Ego-pose estimation and dynamic object tracking are two critical problems for autonomous driving systems. The solutions to these problems are generally based on their respective assumptions, \ie{the static world assumption for simultaneous localization and mapping (SLAM) and the accurate ego-pose assumption for object tracking}. However, these assumptions are challenging to hold in dynamic road scenarios, where SLAM and object tracking become closely correlated. Therefore, we propose DL-SLOT, a dynamic LiDAR SLAM and object tracking method, to simultaneously address these two coupled problems. This method integrates the state estimations of both the autonomous vehicle and the stationary and dynamic objects in the environment into a unified optimization framework. First, we used object detection to identify all points belonging to potentially dynamic objects. Subsequently, a LiDAR odometry was conducted using the filtered point cloud. Simultaneously, we proposed a sliding window-based object association method that accurately associates objects according to the historical trajectories of tracked objects. The ego-states and those of the stationary and dynamic objects are integrated into the sliding window-based collaborative graph optimization. The stationary objects are subsequently restored from the potentially dynamic object set. Finally, a global pose-graph is implemented to eliminate the accumulated error. Experiments on KITTI datasets demonstrate that our method achieves better accuracy than SLAM and object tracking baseline methods. This confirms that solving SLAM and object tracking simultaneously is mutually advantageous, dramatically improving the robustness and accuracy of SLAM and object tracking in dynamic road scenarios.

Figures (10)

• Figure 1: Mapping result of KITTI Odometry dataset 05 sequence. The gray shading indicates the height information of the environment. The green and red dots indicate the ego-trajectory and the trajectories of dynamic objects, respectively.
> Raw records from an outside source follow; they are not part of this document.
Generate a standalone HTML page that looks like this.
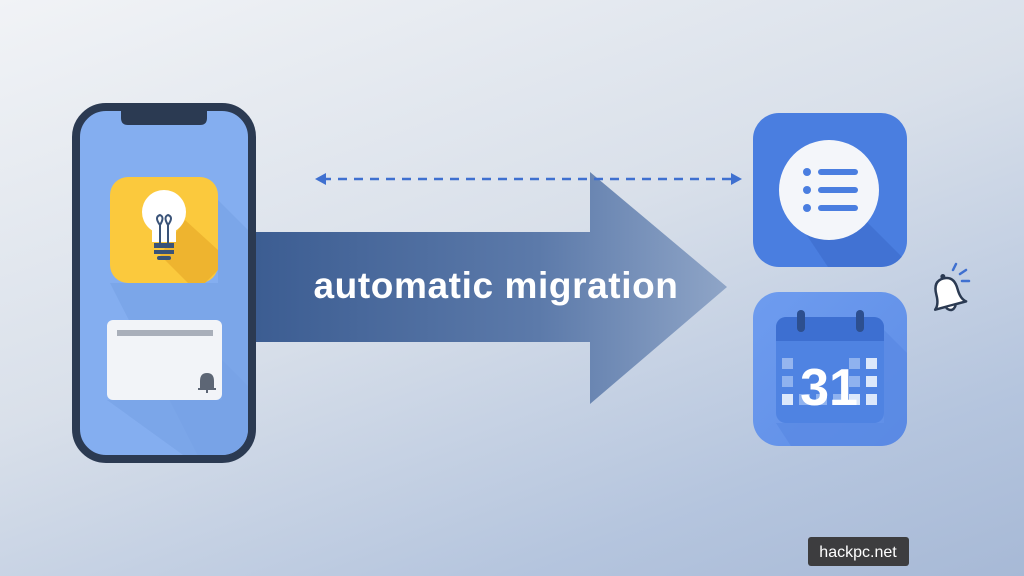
<!DOCTYPE html>
<html><head><style>
body{margin:0;width:1024px;height:576px;overflow:hidden;font-family:"Liberation Sans",sans-serif;}
.bg{position:absolute;inset:0;background:linear-gradient(160deg,#f1f3f6 0%,#d9e0ea 45%,#b5c5de 80%,#a7b9d6 100%);}
</style></head><body>
<div class="bg"></div>
<svg width="1024" height="576" style="position:absolute;left:0;top:0">
<defs>
<linearGradient id="ar" x1="0" x2="1" y1="0" y2="0">
<stop offset="0" stop-color="#3c5d92"/><stop offset="0.6" stop-color="#5c7aaa"/><stop offset="1" stop-color="#8fa5c7"/></linearGradient>
<linearGradient id="cal" x1="0" y1="0" x2="1" y2="1"><stop offset="0" stop-color="#6e9cef"/><stop offset="1" stop-color="#5e8de6"/></linearGradient>
<clipPath id="scr"><rect x="80" y="111" width="168" height="344" rx="26"/></clipPath>
<clipPath id="li"><rect x="753" y="113" width="154" height="154" rx="26"/></clipPath>
<clipPath id="ca"><rect x="753" y="292" width="154" height="154" rx="26"/></clipPath>
</defs>
<!-- arrow -->
<polygon points="256,232 590,232 590,172 727,287 590,404 590,342 256,342" fill="url(#ar)"/>
<text x="496" y="298" font-size="37" font-weight="bold" fill="#fff" text-anchor="middle" font-family="Liberation Sans, sans-serif" letter-spacing="0.6">automatic migration</text>
<!-- dashed -->
<line x1="322" y1="179" x2="734" y2="179" stroke="#3f70d0" stroke-width="2.5" stroke-dasharray="9,7"/>
<polygon points="315,179 326,173 326,185" fill="#3f70d0"/>
<polygon points="742,179 731,173 731,185" fill="#3f70d0"/>
<!-- phone -->
<rect x="76" y="107" width="176" height="352" rx="30" fill="#84aef0" stroke="#2b3a52" stroke-width="8"/>
<g clip-path="url(#scr)">
<polygon points="218,200 260,242 260,460 200,460 110,283 218,283" fill="#78a2e6" opacity="0.7"/>
<polygon points="222,360 260,398 260,460 190,460 107,400 222,400" fill="#78a2e6" opacity="0.7"/>
</g>
<path d="M121,107 H207 V118 Q207,125 200,125 H128 Q121,125 121,118 Z" fill="#2b3a52"/>
<rect x="110" y="177" width="108" height="106" rx="18" fill="#fbc93d"/>
<polygon points="185,220 218,250 218,270 205,283 188,283 160,255" fill="#eeb42f"/>
<circle cx="164" cy="212" r="22" fill="#fff"/>
<rect x="152" y="222" width="24" height="20" fill="#fff"/>
<path d="M160,243 V225 M168,243 V225 M160,225 q-6,-8 0,-10 q5,2 0,10 M168,225 q6,-8 0,-10 q-5,2 0,10" stroke="#3a5378" stroke-width="2" fill="none"/>
<rect x="154" y="243" width="20" height="5" fill="#3a5378"/><rect x="154" y="250" width="20" height="4" fill="#3a5378"/><rect x="157" y="256" width="14" height="4" rx="2" fill="#3a5378"/>
<rect x="107" y="320" width="115" height="80" rx="6" fill="#f2f4f8"/>
<rect x="117" y="330" width="96" height="6" fill="#a9afba"/>
<path d="M201,388 v-7 q0,-7 6,-7 q6,0 6,7 v7 z M198,389 h18 M207,390 v3" stroke="#5d6675" fill="#5d6675" stroke-width="2"/>
<!-- list icon -->
<rect x="753" y="113" width="154" height="154" rx="26" fill="#4a7ee0"/>
<polygon points="865,220 920,275 920,300 850,300 800,225" fill="#3f6fd0" opacity="0.8" clip-path="url(#li)"/>
<circle cx="829" cy="190" r="50" fill="#f4f6fa"/>
<g fill="#4a7ee0"><circle cx="807" cy="172" r="4"/><circle cx="807" cy="190" r="4"/><circle cx="807" cy="208" r="4"/>
<rect x="818" y="169" width="40" height="6" rx="3"/><rect x="818" y="187" width="40" height="6" rx="3"/><rect x="818" y="205" width="40" height="6" rx="3"/></g>
<!-- calendar -->
<rect x="753" y="292" width="154" height="154" rx="26" fill="url(#cal)"/>
<polygon points="884,330 920,366 920,460 800,460 776,423 884,423" fill="#5a8ae4" opacity="0.8" clip-path="url(#ca)"/>
<rect x="776" y="317" width="108" height="106" rx="10" fill="#4f83e2"/>
<rect x="776" y="317" width="108" height="24" rx="10" fill="#3d6fd1"/>
<rect x="776" y="330" width="108" height="11" fill="#3d6fd1"/>
<rect x="797" y="310" width="8" height="22" rx="4" fill="#2d4f8f"/><rect x="856" y="310" width="8" height="22" rx="4" fill="#2d4f8f"/>
<g fill="#8fb2ef"><rect x="782" y="376" width="11" height="11"/><rect x="799" y="394" width="11" height="11"/><rect x="816" y="394" width="11" height="11"/><rect x="833" y="394" width="11" height="11"/><rect x="849" y="358" width="11" height="11"/><rect x="849" y="376" width="11" height="11"/></g>
<g fill="#dce8fb">
<rect x="782" y="394" width="11" height="11"/><rect x="849" y="394" width="11" height="11"/><rect x="866" y="394" width="11" height="11"/>
<rect x="866" y="358" width="11" height="11"/><rect x="866" y="376" width="11" height="11"/><rect x="782" y="358" width="11" height="11" opacity="0.5"/>
</g>
<text x="829" y="405" font-size="52" font-weight="bold" fill="#fff" text-anchor="middle">31</text>
<!-- bell -->
<g transform="rotate(-15 947 292)">
<path d="M931,306 q5,-4 5,-14 q0,-14 11,-14 q11,0 11,14 q0,10 5,14 z" fill="#fff" stroke="#2b3a52" stroke-width="2.5" stroke-linejoin="round"/>
<path d="M942,307 q5,7 10,0" fill="#fff" stroke="#2b3a52" stroke-width="2.5"/>
<circle cx="947" cy="276" r="2.5" fill="#2b3a52"/>
</g>
<path d="M953,270 l3,-6 M960,274 l6,-4 M962,281 l7,0" stroke="#3f70d0" stroke-width="2.5" stroke-linecap="round"/>
<!-- watermark -->
<rect x="808" y="537" width="101" height="29" rx="3" fill="#3d3d3f"/>
<text x="858" y="557" font-size="16" fill="#fff" text-anchor="middle">hackpc.net</text>
</svg>
</body></html>
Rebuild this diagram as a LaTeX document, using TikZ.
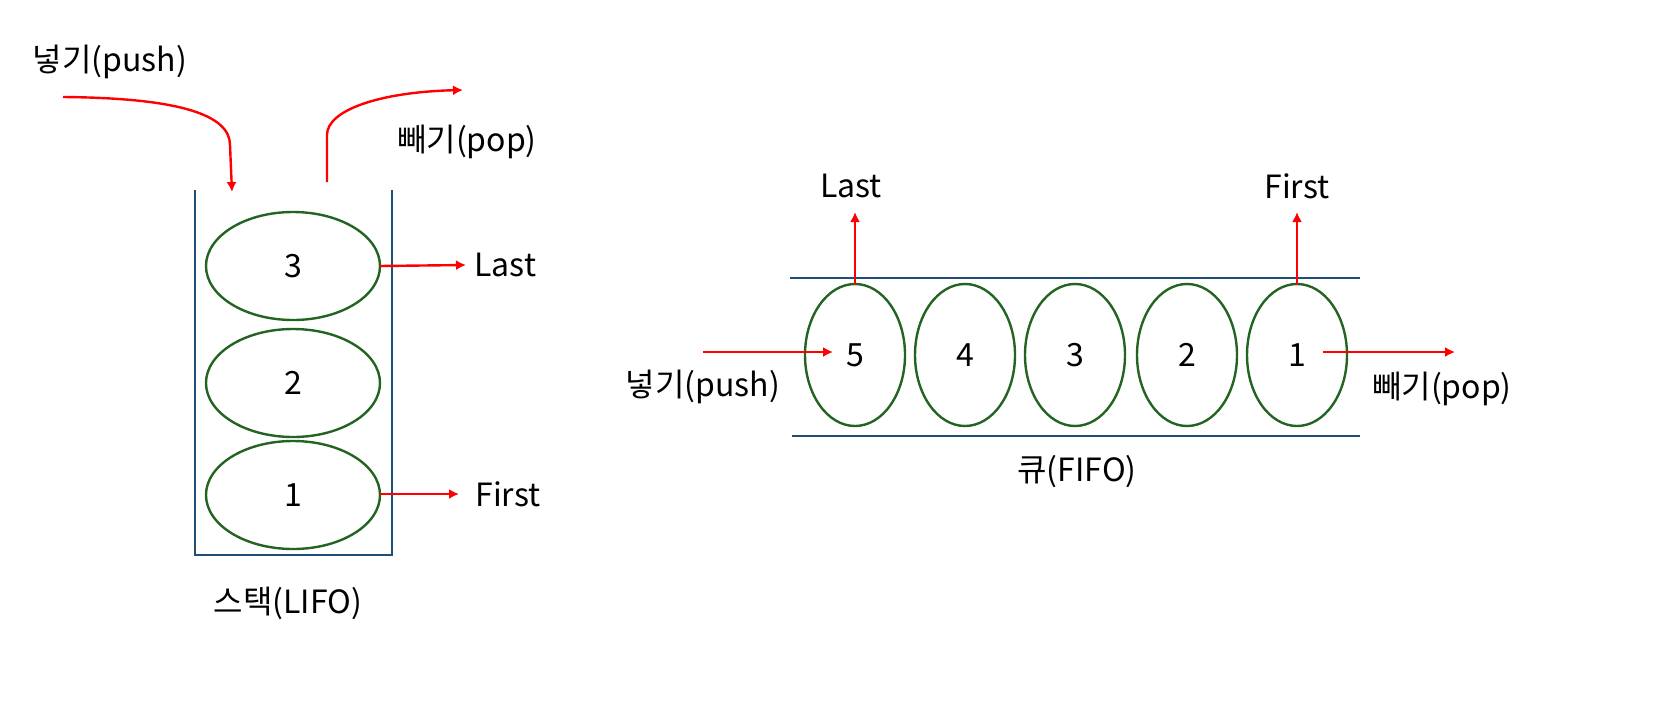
\documentclass[tikz,border=0pt]{standalone}
\usepackage{fontspec}
\setmainfont{Noto Sans CJK KR}
\usetikzlibrary{arrows.meta}
\definecolor{wall}{RGB}{31,78,121}
\definecolor{egg}{RGB}{35,100,35}
\tikzset{
  wallline/.style={draw=wall,line width=1.2pt},
  redarrow/.style={draw=red,line width=1.2pt,-{Latex[length=5pt,width=5pt]}},
  lbl/.style={font=\fontsize{16}{19}\selectfont,inner sep=0pt}
}
\begin{document}
\begin{tikzpicture}[x=0.5pt,y=-0.5pt]
\useasboundingbox (0,0) rectangle (1669,712);
% stack
\draw[wallline] (195,190) -- (195,555) -- (392,555) -- (392,190);
\foreach \n/\y in {3/266,2/383,1/495}{
  \draw[draw=egg,line width=1.2pt] (293,\y) ellipse [x radius=87, y radius=54];
  \node[lbl] (s\n) at (293,\y) {\n};
}
\coordinate (s3r) at (380,266); \coordinate (s1r) at (380,494);
\node[lbl,anchor=west] (slast) at (474,265) {Last};
\node[lbl,anchor=west] (sfirst) at (475,494) {First};
\draw[redarrow] (s3r) -- ([xshift=-4pt]slast.west);
\draw[redarrow] (s1r) -- ([xshift=-8pt]sfirst.west);
\node[lbl] (stk) at (288,603) {스택(LIFO)};
\node[lbl] (spush) at (110,62) {넣기(push)};
\node[lbl] (spop) at (467,142) {빼기(pop)};
\coordinate (p0) at (63,97); \coordinate (p1) at (232,192);
\draw[redarrow] (p0) .. controls (180,98) and (230,115) .. (230,145) -- (p1);
\coordinate (q0) at (327,182); \coordinate (q1) at (463,90);
\draw[redarrow] (q0) -- (327,135) .. controls (327,110) and (380,92) .. (q1);
% queue
\draw[wallline] (790,278) -- (1360,278);
\draw[wallline] (792,436) -- (1360,436);
\foreach \n/\x in {5/855,4/965,3/1075,2/1187,1/1297}{
  \draw[draw=egg,line width=1.2pt] (\x,355) ellipse [x radius=50, y radius=71];
  \node[lbl] (q\n) at (\x,355) {\n};
}
\node[lbl] (qlast) at (851,186) {Last};
\node[lbl] (qfirst) at (1297,186) {First};
\coordinate (l0) at (855,285); \coordinate (f0) at (1297,285);
\draw[redarrow] (l0) -- (855,212);
\draw[redarrow] (f0) -- (1297,212);
\node[lbl] (qpush) at (703,387) {넣기(push)};
\node[lbl] (qpop) at (1442,389) {빼기(pop)};
\coordinate (a0) at (703,352); \coordinate (a1) at (833,352);
\draw[redarrow] (a0) -- (a1);
\coordinate (b0) at (1323,352); \coordinate (b1) at (1455,352);
\draw[redarrow] (b0) -- (b1);
\node[lbl] (que) at (1077,472) {큐(FIFO)};
\end{tikzpicture}
\end{document}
• Figure 2: Pose notations of autonomous vehicle and objects. $\{w\}$ is the world coordinate system and $\{l\}$ is the self-vehicle coordinate system. $X$ is the autonomous vehicle's pose, and $T_{t-1}^{t}$ is the odometry between the adjacent frames. $_{w}B_{t}^{i}$ and $_{l}B_{t}^{i}$ are the object's poses in different coordinate systems.
• Figure 3: The system architecture of DL-SLOT. The system comprises SLOT front-end, trajectory-based data association, and SLOT back-end.
• Figure 4: Schematic of trajectory association. The colored circle and triangle denote two different objects. The solid green line represents the approximated object trajectory. The dashed circle and triangle represent the detected objects, and the dashed rectangular indicates a location that is prone to an incorrect association. The yellow dashed line represents the erroneous prediction result.
• Figure 5: Local optimization framework. The red node represents the ego-pose, and the yellow node represents the detected object pose, and the blue node represents the motion of associated object. The line connecting the nodes is the constructed constraint.